• [Problem requirements]: Give every line from the entries that contains "this".

• [Data shown]:
+---+

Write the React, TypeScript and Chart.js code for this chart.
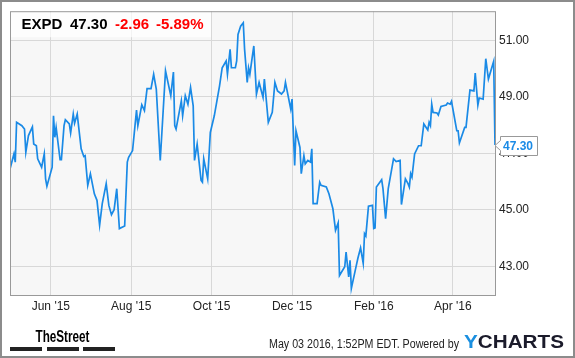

+---+

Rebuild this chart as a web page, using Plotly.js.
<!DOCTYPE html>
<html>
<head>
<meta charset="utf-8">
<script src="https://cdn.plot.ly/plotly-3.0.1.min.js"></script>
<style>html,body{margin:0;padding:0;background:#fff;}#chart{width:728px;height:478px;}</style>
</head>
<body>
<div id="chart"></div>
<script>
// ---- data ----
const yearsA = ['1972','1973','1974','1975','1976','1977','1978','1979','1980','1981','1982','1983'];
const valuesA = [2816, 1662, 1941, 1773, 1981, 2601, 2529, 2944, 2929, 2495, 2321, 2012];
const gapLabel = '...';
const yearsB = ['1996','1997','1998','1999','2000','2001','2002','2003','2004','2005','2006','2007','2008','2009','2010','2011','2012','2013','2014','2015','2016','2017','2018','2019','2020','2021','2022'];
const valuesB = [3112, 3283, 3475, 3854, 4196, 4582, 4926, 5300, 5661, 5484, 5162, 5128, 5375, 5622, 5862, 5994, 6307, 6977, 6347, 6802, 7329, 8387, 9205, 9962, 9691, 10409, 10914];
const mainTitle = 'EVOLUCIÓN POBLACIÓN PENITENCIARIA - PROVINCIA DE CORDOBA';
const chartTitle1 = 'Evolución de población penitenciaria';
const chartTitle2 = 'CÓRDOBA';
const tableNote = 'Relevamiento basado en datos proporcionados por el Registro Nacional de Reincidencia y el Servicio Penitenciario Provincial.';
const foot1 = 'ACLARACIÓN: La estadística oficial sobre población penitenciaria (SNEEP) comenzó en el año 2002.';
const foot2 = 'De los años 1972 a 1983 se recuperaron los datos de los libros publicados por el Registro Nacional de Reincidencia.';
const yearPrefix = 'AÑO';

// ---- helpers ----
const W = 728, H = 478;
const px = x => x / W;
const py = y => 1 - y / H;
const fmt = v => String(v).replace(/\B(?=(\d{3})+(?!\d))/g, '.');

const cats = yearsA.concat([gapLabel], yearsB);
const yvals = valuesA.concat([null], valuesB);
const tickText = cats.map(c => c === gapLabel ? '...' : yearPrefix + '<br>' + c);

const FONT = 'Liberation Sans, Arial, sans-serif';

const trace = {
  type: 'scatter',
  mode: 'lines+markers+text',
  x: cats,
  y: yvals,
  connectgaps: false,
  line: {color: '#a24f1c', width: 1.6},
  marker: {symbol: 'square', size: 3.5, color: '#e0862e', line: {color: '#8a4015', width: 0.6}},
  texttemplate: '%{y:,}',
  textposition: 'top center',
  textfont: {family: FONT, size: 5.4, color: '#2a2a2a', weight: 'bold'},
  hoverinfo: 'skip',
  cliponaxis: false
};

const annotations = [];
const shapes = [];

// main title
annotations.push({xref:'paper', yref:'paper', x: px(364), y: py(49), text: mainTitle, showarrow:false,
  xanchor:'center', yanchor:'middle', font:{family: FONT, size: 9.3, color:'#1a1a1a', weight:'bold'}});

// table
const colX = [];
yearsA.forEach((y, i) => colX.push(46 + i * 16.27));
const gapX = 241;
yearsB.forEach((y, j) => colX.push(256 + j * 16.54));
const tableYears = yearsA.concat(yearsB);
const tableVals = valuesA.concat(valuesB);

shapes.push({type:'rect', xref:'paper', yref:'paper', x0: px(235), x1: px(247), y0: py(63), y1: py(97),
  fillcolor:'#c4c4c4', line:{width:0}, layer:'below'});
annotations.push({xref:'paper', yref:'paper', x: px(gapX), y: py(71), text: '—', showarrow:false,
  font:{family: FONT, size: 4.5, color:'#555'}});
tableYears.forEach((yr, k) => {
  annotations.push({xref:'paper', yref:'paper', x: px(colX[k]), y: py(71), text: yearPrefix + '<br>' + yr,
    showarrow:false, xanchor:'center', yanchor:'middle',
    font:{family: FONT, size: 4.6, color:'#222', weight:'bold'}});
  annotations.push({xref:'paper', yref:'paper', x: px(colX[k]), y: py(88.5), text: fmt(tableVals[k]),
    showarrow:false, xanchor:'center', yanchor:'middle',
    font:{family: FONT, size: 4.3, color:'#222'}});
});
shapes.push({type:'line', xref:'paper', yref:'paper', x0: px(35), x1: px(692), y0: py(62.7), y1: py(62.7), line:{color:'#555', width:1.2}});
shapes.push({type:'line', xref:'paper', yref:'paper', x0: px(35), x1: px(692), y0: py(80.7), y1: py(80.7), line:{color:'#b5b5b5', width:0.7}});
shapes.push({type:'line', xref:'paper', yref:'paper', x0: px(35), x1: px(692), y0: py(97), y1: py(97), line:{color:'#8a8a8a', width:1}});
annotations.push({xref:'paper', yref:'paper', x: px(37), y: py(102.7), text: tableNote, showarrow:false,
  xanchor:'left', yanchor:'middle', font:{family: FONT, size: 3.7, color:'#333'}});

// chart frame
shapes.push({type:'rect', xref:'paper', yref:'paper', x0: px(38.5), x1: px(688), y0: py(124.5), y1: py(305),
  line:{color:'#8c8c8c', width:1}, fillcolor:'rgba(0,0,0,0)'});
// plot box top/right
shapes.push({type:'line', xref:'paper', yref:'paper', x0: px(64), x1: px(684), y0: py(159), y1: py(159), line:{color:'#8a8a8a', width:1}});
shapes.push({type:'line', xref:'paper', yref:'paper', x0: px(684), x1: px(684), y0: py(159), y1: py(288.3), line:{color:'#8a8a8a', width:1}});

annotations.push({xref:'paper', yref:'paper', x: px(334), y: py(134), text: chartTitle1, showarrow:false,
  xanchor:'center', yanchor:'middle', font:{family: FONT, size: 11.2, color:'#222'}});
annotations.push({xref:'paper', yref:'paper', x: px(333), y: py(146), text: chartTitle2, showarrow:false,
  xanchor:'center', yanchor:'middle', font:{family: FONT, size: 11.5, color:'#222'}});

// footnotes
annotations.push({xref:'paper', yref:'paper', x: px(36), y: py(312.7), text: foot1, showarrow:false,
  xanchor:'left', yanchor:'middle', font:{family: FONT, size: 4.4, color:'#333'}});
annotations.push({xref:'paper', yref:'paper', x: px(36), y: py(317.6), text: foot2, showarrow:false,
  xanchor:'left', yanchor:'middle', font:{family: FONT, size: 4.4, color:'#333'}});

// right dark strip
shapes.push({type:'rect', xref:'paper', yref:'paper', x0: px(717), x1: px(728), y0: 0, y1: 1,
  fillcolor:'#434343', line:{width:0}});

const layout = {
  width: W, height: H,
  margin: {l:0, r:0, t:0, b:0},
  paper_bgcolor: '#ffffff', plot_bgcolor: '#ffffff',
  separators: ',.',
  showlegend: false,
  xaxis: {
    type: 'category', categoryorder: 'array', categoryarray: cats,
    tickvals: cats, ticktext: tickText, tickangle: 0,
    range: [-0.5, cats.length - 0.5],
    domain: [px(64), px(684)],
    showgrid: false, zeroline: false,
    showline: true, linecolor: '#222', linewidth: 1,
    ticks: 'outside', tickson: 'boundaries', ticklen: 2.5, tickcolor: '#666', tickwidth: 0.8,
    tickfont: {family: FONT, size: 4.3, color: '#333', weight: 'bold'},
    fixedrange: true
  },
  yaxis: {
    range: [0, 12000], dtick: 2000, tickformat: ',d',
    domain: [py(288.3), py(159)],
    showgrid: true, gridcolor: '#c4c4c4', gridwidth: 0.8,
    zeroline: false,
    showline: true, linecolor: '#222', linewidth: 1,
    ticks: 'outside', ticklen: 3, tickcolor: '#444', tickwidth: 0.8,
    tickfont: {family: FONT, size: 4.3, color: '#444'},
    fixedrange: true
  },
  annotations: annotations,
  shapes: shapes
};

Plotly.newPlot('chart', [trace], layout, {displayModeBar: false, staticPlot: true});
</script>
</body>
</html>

+---+

• [Reply]:
Write the React, TypeScript and Chart.js code for this chart.
Rebuild this chart as a web page, using Plotly.js.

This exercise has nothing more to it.